Return all of the data exactly, with nothing left out but the pictures.

## DATA BLOCK
####################
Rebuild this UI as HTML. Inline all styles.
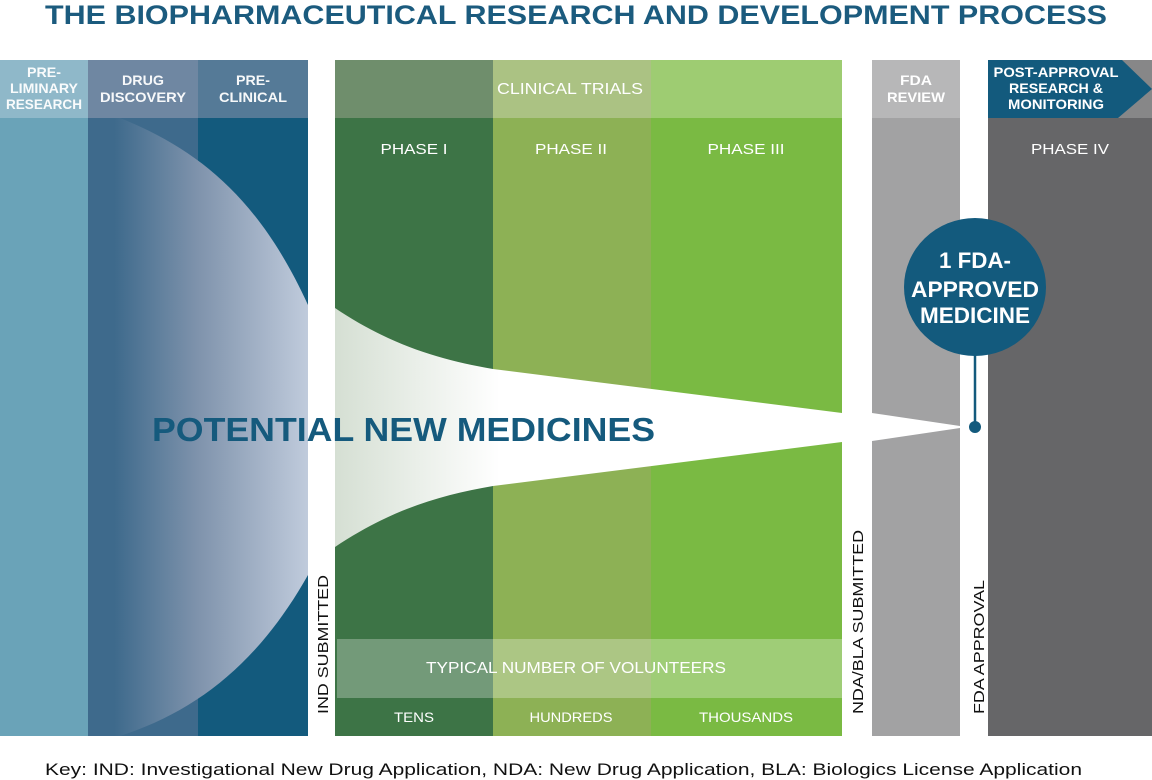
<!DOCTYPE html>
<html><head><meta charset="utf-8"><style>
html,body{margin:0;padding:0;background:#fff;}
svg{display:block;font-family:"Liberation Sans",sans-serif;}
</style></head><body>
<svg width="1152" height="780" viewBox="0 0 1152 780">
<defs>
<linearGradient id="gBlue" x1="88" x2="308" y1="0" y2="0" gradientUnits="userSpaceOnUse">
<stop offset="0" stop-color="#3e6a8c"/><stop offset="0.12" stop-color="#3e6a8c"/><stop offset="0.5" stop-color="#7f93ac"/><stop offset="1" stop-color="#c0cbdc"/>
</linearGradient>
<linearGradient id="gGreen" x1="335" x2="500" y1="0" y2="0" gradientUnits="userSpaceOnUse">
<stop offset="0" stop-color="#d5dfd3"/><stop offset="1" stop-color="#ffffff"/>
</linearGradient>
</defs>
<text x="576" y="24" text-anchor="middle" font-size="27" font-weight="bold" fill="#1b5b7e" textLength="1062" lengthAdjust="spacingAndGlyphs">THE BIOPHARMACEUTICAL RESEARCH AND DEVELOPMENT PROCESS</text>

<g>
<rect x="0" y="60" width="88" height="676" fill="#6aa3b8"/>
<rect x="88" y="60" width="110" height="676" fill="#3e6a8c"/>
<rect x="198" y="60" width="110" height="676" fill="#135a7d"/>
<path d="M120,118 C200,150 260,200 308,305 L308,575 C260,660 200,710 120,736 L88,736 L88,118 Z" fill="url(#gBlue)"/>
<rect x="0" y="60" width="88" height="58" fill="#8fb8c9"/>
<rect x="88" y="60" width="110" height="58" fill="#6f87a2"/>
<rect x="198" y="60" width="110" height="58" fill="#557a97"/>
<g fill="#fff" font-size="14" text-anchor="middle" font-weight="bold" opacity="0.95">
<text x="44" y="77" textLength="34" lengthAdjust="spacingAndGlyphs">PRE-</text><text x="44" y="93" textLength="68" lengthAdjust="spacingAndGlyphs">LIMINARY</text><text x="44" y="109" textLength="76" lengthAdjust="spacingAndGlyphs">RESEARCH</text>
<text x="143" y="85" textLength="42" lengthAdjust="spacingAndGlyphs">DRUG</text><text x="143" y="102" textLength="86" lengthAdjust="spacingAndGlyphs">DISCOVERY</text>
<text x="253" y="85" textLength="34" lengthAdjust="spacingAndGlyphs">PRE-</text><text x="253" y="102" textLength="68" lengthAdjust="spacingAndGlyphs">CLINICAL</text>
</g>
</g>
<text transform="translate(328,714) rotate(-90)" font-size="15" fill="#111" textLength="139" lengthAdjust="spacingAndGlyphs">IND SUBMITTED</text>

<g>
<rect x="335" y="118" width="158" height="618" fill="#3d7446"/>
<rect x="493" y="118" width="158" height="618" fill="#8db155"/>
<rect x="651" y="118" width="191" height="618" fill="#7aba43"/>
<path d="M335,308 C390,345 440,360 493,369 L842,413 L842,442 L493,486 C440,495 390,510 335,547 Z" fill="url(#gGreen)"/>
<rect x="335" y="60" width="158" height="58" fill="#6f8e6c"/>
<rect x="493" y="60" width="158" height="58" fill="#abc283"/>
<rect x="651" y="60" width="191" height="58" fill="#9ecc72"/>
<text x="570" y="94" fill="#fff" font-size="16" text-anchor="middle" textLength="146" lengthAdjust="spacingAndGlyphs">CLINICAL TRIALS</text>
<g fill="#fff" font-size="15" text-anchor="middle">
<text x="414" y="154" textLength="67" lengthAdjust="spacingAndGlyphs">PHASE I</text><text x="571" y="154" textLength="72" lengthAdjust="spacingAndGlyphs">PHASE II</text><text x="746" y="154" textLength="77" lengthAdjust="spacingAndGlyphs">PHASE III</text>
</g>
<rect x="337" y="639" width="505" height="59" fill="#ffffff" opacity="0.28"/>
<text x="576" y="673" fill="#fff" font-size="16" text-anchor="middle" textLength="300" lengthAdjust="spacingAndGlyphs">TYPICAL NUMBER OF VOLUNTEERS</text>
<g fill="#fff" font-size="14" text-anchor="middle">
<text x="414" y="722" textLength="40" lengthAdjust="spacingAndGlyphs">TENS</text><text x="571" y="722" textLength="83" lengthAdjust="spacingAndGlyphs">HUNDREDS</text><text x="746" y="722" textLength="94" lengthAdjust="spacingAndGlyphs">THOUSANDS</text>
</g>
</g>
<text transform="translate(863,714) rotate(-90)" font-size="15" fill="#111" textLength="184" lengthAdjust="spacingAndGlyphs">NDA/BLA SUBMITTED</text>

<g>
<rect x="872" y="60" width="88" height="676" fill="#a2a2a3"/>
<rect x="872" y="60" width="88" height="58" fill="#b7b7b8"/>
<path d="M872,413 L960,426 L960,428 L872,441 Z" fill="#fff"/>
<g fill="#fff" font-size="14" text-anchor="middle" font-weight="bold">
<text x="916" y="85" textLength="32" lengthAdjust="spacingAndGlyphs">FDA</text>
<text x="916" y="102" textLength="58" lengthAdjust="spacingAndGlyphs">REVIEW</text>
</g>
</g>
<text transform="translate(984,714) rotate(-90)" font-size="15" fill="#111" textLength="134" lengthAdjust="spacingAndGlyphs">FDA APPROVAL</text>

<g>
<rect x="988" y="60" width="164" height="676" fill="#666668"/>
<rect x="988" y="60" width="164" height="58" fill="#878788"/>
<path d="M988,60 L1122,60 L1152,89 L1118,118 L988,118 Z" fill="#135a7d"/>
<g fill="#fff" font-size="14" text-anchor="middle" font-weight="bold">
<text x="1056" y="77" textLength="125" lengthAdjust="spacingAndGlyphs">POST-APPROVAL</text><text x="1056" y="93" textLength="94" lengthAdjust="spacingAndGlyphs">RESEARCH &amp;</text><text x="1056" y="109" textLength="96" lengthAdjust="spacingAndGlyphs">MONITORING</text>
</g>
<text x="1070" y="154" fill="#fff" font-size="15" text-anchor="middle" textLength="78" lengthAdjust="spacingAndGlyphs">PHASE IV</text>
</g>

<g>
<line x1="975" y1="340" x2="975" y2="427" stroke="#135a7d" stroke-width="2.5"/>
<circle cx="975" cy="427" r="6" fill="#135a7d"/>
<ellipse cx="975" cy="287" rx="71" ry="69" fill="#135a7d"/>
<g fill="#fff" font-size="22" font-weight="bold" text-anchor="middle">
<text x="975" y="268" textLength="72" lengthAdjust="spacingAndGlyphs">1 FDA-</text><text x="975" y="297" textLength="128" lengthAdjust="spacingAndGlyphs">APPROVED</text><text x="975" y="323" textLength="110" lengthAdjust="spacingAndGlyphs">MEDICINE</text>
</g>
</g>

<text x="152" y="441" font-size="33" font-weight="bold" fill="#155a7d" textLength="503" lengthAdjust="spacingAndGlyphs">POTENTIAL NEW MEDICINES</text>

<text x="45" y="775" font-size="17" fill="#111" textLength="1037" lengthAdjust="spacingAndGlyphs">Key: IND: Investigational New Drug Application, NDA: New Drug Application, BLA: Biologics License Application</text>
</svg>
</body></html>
####################
## RESPONSE FOR THIS EXERCISE
Rebuild this UI as HTML. Inline all styles.
<!DOCTYPE html>
<html><head><meta charset="utf-8"><style>
html,body{margin:0;padding:0;background:#fff;}
svg{display:block;font-family:"Liberation Sans",sans-serif;}
</style></head><body>
<svg width="1152" height="780" viewBox="0 0 1152 780">
<defs>
<linearGradient id="gBlue" x1="88" x2="308" y1="0" y2="0" gradientUnits="userSpaceOnUse">
<stop offset="0" stop-color="#3e6a8c"/><stop offset="0.12" stop-color="#3e6a8c"/><stop offset="0.5" stop-color="#7f93ac"/><stop offset="1" stop-color="#c0cbdc"/>
</linearGradient>
<linearGradient id="gGreen" x1="335" x2="500" y1="0" y2="0" gradientUnits="userSpaceOnUse">
<stop offset="0" stop-color="#d5dfd3"/><stop offset="1" stop-color="#ffffff"/>
</linearGradient>
</defs>
<text x="576" y="24" text-anchor="middle" font-size="27" font-weight="bold" fill="#1b5b7e" textLength="1062" lengthAdjust="spacingAndGlyphs">THE BIOPHARMACEUTICAL RESEARCH AND DEVELOPMENT PROCESS</text>

<g>
<rect x="0" y="60" width="88" height="676" fill="#6aa3b8"/>
<rect x="88" y="60" width="110" height="676" fill="#3e6a8c"/>
<rect x="198" y="60" width="110" height="676" fill="#135a7d"/>
<path d="M120,118 C200,150 260,200 308,305 L308,575 C260,660 200,710 120,736 L88,736 L88,118 Z" fill="url(#gBlue)"/>
<rect x="0" y="60" width="88" height="58" fill="#8fb8c9"/>
<rect x="88" y="60" width="110" height="58" fill="#6f87a2"/>
<rect x="198" y="60" width="110" height="58" fill="#557a97"/>
<g fill="#fff" font-size="14" text-anchor="middle" font-weight="bold" opacity="0.95">
<text x="44" y="77" textLength="34" lengthAdjust="spacingAndGlyphs">PRE-</text><text x="44" y="93" textLength="68" lengthAdjust="spacingAndGlyphs">LIMINARY</text><text x="44" y="109" textLength="76" lengthAdjust="spacingAndGlyphs">RESEARCH</text>
<text x="143" y="85" textLength="42" lengthAdjust="spacingAndGlyphs">DRUG</text><text x="143" y="102" textLength="86" lengthAdjust="spacingAndGlyphs">DISCOVERY</text>
<text x="253" y="85" textLength="34" lengthAdjust="spacingAndGlyphs">PRE-</text><text x="253" y="102" textLength="68" lengthAdjust="spacingAndGlyphs">CLINICAL</text>
</g>
</g>
<text transform="translate(328,714) rotate(-90)" font-size="15" fill="#111" textLength="139" lengthAdjust="spacingAndGlyphs">IND SUBMITTED</text>

<g>
<rect x="335" y="118" width="158" height="618" fill="#3d7446"/>
<rect x="493" y="118" width="158" height="618" fill="#8db155"/>
<rect x="651" y="118" width="191" height="618" fill="#7aba43"/>
<path d="M335,308 C390,345 440,360 493,369 L842,413 L842,442 L493,486 C440,495 390,510 335,547 Z" fill="url(#gGreen)"/>
<rect x="335" y="60" width="158" height="58" fill="#6f8e6c"/>
<rect x="493" y="60" width="158" height="58" fill="#abc283"/>
<rect x="651" y="60" width="191" height="58" fill="#9ecc72"/>
<text x="570" y="94" fill="#fff" font-size="16" text-anchor="middle" textLength="146" lengthAdjust="spacingAndGlyphs">CLINICAL TRIALS</text>
<g fill="#fff" font-size="15" text-anchor="middle">
<text x="414" y="154" textLength="67" lengthAdjust="spacingAndGlyphs">PHASE I</text><text x="571" y="154" textLength="72" lengthAdjust="spacingAndGlyphs">PHASE II</text><text x="746" y="154" textLength="77" lengthAdjust="spacingAndGlyphs">PHASE III</text>
</g>
<rect x="337" y="639" width="505" height="59" fill="#ffffff" opacity="0.28"/>
<text x="576" y="673" fill="#fff" font-size="16" text-anchor="middle" textLength="300" lengthAdjust="spacingAndGlyphs">TYPICAL NUMBER OF VOLUNTEERS</text>
<g fill="#fff" font-size="14" text-anchor="middle">
<text x="414" y="722" textLength="40" lengthAdjust="spacingAndGlyphs">TENS</text><text x="571" y="722" textLength="83" lengthAdjust="spacingAndGlyphs">HUNDREDS</text><text x="746" y="722" textLength="94" lengthAdjust="spacingAndGlyphs">THOUSANDS</text>
</g>
</g>
<text transform="translate(863,714) rotate(-90)" font-size="15" fill="#111" textLength="184" lengthAdjust="spacingAndGlyphs">NDA/BLA SUBMITTED</text>

<g>
<rect x="872" y="60" width="88" height="676" fill="#a2a2a3"/>
<rect x="872" y="60" width="88" height="58" fill="#b7b7b8"/>
<path d="M872,413 L960,426 L960,428 L872,441 Z" fill="#fff"/>
<g fill="#fff" font-size="14" text-anchor="middle" font-weight="bold">
<text x="916" y="85" textLength="32" lengthAdjust="spacingAndGlyphs">FDA</text>
<text x="916" y="102" textLength="58" lengthAdjust="spacingAndGlyphs">REVIEW</text>
</g>
</g>
<text transform="translate(984,714) rotate(-90)" font-size="15" fill="#111" textLength="134" lengthAdjust="spacingAndGlyphs">FDA APPROVAL</text>

<g>
<rect x="988" y="60" width="164" height="676" fill="#666668"/>
<rect x="988" y="60" width="164" height="58" fill="#878788"/>
<path d="M988,60 L1122,60 L1152,89 L1118,118 L988,118 Z" fill="#135a7d"/>
<g fill="#fff" font-size="14" text-anchor="middle" font-weight="bold">
<text x="1056" y="77" textLength="125" lengthAdjust="spacingAndGlyphs">POST-APPROVAL</text><text x="1056" y="93" textLength="94" lengthAdjust="spacingAndGlyphs">RESEARCH &amp;</text><text x="1056" y="109" textLength="96" lengthAdjust="spacingAndGlyphs">MONITORING</text>
</g>
<text x="1070" y="154" fill="#fff" font-size="15" text-anchor="middle" textLength="78" lengthAdjust="spacingAndGlyphs">PHASE IV</text>
</g>

<g>
<line x1="975" y1="340" x2="975" y2="427" stroke="#135a7d" stroke-width="2.5"/>
<circle cx="975" cy="427" r="6" fill="#135a7d"/>
<ellipse cx="975" cy="287" rx="71" ry="69" fill="#135a7d"/>
<g fill="#fff" font-size="22" font-weight="bold" text-anchor="middle">
<text x="975" y="268" textLength="72" lengthAdjust="spacingAndGlyphs">1 FDA-</text><text x="975" y="297" textLength="128" lengthAdjust="spacingAndGlyphs">APPROVED</text><text x="975" y="323" textLength="110" lengthAdjust="spacingAndGlyphs">MEDICINE</text>
</g>
</g>

<text x="152" y="441" font-size="33" font-weight="bold" fill="#155a7d" textLength="503" lengthAdjust="spacingAndGlyphs">POTENTIAL NEW MEDICINES</text>

<text x="45" y="775" font-size="17" fill="#111" textLength="1037" lengthAdjust="spacingAndGlyphs">Key: IND: Investigational New Drug Application, NDA: New Drug Application, BLA: Biologics License Application</text>
</svg>
</body></html>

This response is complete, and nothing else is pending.